Supplied records:
** start **
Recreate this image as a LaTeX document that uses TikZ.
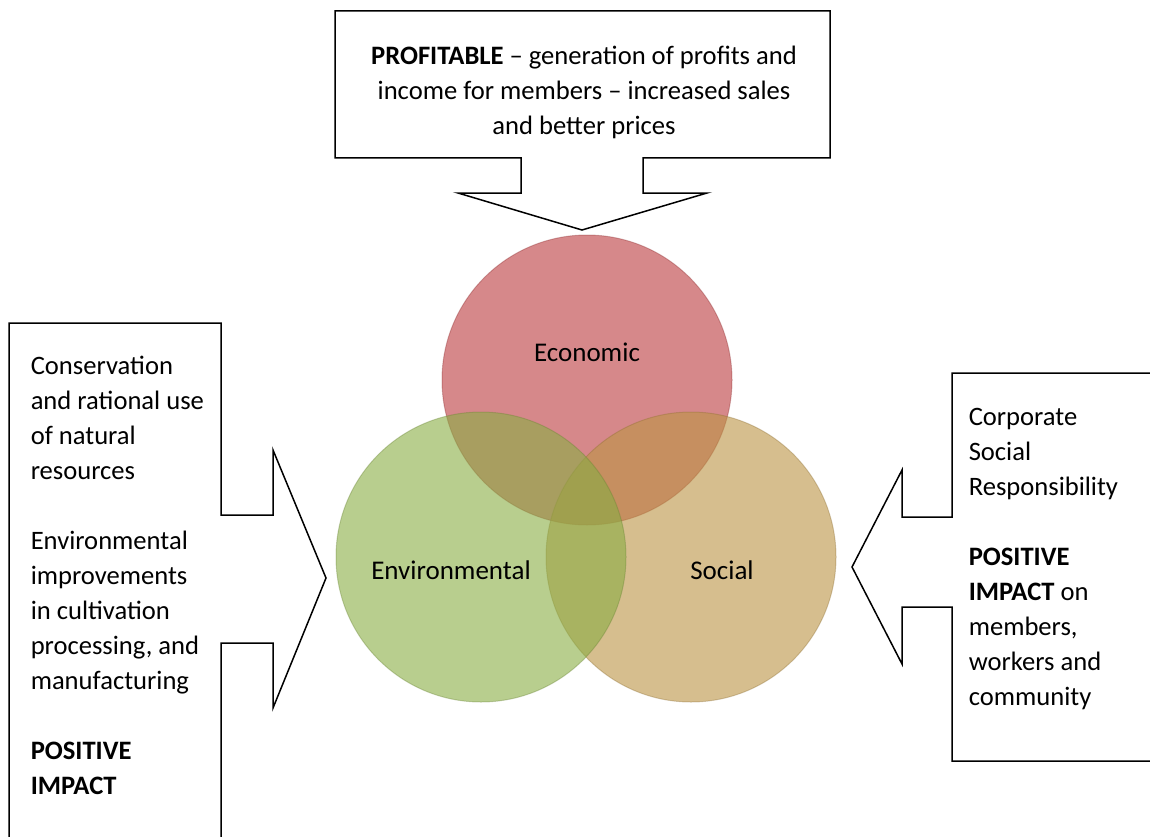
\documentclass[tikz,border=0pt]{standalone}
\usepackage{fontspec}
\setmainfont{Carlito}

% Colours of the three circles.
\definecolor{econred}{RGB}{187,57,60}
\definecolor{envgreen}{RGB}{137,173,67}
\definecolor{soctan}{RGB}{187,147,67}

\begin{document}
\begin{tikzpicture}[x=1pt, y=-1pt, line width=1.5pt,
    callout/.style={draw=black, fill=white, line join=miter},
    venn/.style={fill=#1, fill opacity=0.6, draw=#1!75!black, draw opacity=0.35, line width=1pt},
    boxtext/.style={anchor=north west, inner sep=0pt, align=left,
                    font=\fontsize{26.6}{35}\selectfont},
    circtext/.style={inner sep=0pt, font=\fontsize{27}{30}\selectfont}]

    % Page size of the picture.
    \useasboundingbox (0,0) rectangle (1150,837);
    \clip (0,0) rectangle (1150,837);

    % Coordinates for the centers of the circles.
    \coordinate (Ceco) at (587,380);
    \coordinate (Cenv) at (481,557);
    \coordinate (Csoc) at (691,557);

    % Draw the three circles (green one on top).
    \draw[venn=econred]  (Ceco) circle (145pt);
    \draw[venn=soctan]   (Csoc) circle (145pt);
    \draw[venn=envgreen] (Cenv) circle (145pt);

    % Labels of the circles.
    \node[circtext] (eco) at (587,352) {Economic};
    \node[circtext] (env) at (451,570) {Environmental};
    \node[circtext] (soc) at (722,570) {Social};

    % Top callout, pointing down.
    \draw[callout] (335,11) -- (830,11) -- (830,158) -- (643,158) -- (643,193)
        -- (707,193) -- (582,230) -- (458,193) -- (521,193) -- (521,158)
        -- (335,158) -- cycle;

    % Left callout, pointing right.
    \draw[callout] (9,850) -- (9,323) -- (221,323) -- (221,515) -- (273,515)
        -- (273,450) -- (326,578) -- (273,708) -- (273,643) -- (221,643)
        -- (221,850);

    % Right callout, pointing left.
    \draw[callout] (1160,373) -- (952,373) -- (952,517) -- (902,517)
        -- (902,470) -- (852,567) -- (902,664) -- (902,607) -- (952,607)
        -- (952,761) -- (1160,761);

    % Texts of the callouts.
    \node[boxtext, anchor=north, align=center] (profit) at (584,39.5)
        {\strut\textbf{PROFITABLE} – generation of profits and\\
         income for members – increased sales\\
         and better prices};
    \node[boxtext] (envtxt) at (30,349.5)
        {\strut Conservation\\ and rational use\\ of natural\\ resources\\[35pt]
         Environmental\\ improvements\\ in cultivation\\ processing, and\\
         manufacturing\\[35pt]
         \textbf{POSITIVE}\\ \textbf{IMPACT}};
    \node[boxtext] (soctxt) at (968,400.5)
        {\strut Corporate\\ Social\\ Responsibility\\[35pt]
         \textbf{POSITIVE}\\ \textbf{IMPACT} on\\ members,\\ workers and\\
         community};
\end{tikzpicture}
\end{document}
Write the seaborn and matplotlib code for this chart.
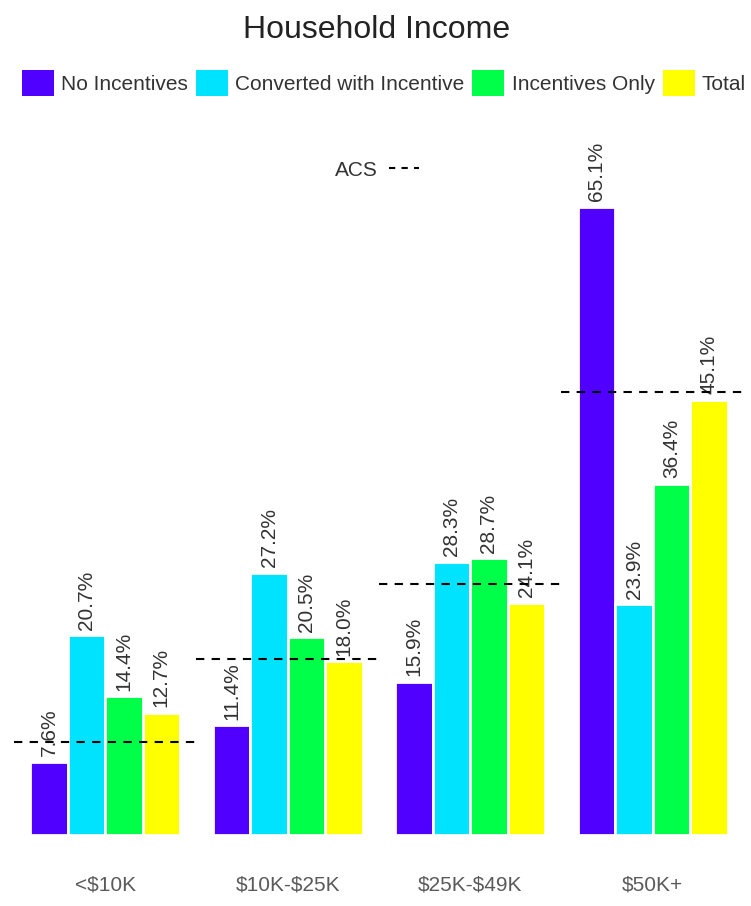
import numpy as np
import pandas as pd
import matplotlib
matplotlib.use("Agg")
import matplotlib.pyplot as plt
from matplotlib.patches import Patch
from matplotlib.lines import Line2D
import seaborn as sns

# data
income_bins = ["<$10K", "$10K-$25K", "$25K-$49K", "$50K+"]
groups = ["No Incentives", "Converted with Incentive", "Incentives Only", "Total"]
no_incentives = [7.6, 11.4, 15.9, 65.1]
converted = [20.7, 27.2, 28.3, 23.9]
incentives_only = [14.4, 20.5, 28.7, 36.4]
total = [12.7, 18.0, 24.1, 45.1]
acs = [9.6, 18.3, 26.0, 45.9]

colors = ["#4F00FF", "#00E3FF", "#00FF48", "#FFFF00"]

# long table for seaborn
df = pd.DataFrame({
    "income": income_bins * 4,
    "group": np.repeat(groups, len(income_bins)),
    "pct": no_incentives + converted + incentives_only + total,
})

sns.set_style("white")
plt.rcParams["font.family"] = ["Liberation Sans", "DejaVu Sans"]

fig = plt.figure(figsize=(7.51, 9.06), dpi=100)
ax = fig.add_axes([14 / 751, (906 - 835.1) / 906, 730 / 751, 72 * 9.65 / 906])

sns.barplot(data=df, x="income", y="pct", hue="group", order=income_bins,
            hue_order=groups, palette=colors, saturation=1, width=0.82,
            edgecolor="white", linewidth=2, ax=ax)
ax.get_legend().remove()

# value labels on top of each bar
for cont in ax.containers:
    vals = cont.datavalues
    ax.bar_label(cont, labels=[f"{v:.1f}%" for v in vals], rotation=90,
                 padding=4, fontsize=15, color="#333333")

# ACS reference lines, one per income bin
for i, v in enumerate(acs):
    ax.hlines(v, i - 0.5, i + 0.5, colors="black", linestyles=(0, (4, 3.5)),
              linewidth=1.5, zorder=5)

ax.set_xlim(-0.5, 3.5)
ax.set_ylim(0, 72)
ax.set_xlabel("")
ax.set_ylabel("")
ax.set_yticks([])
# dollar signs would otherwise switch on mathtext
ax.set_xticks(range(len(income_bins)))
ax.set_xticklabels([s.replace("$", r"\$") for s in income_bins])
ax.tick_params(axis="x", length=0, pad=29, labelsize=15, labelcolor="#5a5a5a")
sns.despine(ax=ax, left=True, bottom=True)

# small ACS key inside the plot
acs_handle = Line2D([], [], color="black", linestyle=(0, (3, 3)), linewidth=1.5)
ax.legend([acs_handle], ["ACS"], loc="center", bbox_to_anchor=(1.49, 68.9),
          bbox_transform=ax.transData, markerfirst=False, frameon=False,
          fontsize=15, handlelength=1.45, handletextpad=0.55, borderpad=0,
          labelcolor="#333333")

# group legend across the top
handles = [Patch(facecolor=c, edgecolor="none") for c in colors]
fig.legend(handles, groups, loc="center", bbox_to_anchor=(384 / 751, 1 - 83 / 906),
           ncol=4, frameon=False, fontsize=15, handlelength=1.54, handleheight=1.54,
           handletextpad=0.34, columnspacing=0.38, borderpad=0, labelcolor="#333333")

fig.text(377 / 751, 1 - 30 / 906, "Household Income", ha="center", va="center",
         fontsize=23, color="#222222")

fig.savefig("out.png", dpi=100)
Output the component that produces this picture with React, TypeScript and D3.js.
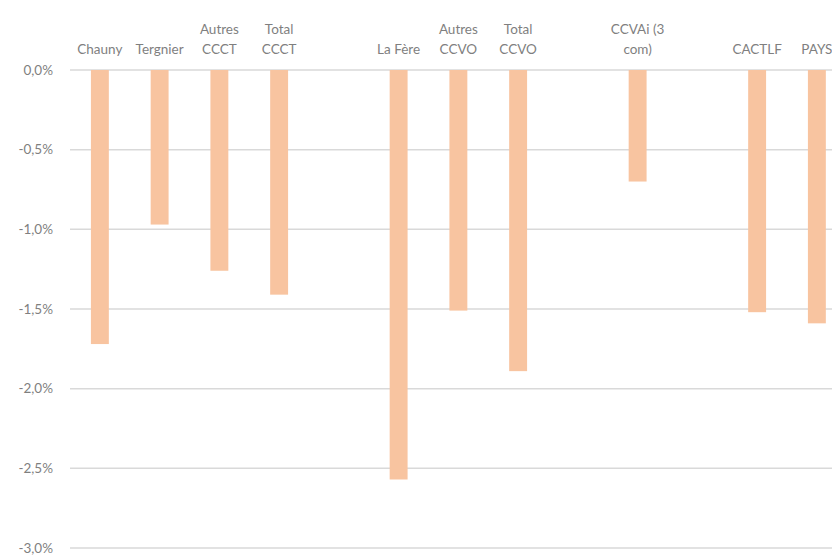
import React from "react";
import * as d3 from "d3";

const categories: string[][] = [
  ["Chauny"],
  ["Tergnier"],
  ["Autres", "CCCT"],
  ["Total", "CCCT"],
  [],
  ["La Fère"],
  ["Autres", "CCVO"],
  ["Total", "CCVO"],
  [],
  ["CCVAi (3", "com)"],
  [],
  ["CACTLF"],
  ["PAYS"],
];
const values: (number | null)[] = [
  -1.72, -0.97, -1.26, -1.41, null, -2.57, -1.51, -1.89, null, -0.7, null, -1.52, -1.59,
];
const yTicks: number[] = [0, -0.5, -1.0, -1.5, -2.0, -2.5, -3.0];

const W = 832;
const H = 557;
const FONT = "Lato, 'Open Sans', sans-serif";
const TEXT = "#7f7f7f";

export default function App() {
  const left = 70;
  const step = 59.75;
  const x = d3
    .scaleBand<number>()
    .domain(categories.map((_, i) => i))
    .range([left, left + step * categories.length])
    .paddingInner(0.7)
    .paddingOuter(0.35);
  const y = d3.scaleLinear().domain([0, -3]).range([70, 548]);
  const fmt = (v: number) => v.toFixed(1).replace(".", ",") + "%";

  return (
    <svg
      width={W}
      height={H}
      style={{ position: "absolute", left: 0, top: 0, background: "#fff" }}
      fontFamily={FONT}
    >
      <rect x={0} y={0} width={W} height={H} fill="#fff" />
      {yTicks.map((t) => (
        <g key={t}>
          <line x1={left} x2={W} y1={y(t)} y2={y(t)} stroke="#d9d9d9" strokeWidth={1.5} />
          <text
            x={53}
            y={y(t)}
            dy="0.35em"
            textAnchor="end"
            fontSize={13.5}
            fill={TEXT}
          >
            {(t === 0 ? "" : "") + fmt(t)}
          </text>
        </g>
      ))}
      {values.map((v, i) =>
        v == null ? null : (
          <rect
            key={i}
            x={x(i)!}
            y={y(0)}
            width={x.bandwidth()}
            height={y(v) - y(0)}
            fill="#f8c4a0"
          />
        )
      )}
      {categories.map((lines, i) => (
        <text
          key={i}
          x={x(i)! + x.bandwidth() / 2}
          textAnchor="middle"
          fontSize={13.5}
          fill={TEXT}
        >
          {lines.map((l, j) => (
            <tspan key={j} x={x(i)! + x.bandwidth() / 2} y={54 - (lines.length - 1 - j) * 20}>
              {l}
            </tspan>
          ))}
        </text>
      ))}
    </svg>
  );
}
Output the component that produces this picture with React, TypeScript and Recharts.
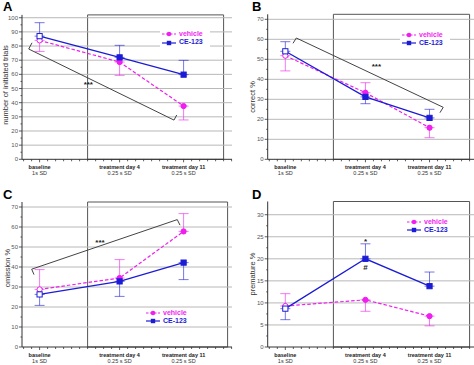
** end **
Challenge: Transcribe exactly, please, the lines between the start of the records above and the line holding "-- (952,761) -- (1160,761);", counting both of those lines and omitting pictures.

Reply to the exercise:
Recreate this image as a LaTeX document that uses TikZ.
\documentclass[tikz,border=0pt]{standalone}
\usepackage{fontspec}
\setmainfont{Carlito}

% Colours of the three circles.
\definecolor{econred}{RGB}{187,57,60}
\definecolor{envgreen}{RGB}{137,173,67}
\definecolor{soctan}{RGB}{187,147,67}

\begin{document}
\begin{tikzpicture}[x=1pt, y=-1pt, line width=1.5pt,
    callout/.style={draw=black, fill=white, line join=miter},
    venn/.style={fill=#1, fill opacity=0.6, draw=#1!75!black, draw opacity=0.35, line width=1pt},
    boxtext/.style={anchor=north west, inner sep=0pt, align=left,
                    font=\fontsize{26.6}{35}\selectfont},
    circtext/.style={inner sep=0pt, font=\fontsize{27}{30}\selectfont}]

    % Page size of the picture.
    \useasboundingbox (0,0) rectangle (1150,837);
    \clip (0,0) rectangle (1150,837);

    % Coordinates for the centers of the circles.
    \coordinate (Ceco) at (587,380);
    \coordinate (Cenv) at (481,557);
    \coordinate (Csoc) at (691,557);

    % Draw the three circles (green one on top).
    \draw[venn=econred]  (Ceco) circle (145pt);
    \draw[venn=soctan]   (Csoc) circle (145pt);
    \draw[venn=envgreen] (Cenv) circle (145pt);

    % Labels of the circles.
    \node[circtext] (eco) at (587,352) {Economic};
    \node[circtext] (env) at (451,570) {Environmental};
    \node[circtext] (soc) at (722,570) {Social};

    % Top callout, pointing down.
    \draw[callout] (335,11) -- (830,11) -- (830,158) -- (643,158) -- (643,193)
        -- (707,193) -- (582,230) -- (458,193) -- (521,193) -- (521,158)
        -- (335,158) -- cycle;

    % Left callout, pointing right.
    \draw[callout] (9,850) -- (9,323) -- (221,323) -- (221,515) -- (273,515)
        -- (273,450) -- (326,578) -- (273,708) -- (273,643) -- (221,643)
        -- (221,850);

    % Right callout, pointing left.
    \draw[callout] (1160,373) -- (952,373) -- (952,517) -- (902,517)
        -- (902,470) -- (852,567) -- (902,664) -- (902,607) -- (952,607)
        -- (952,761) -- (1160,761);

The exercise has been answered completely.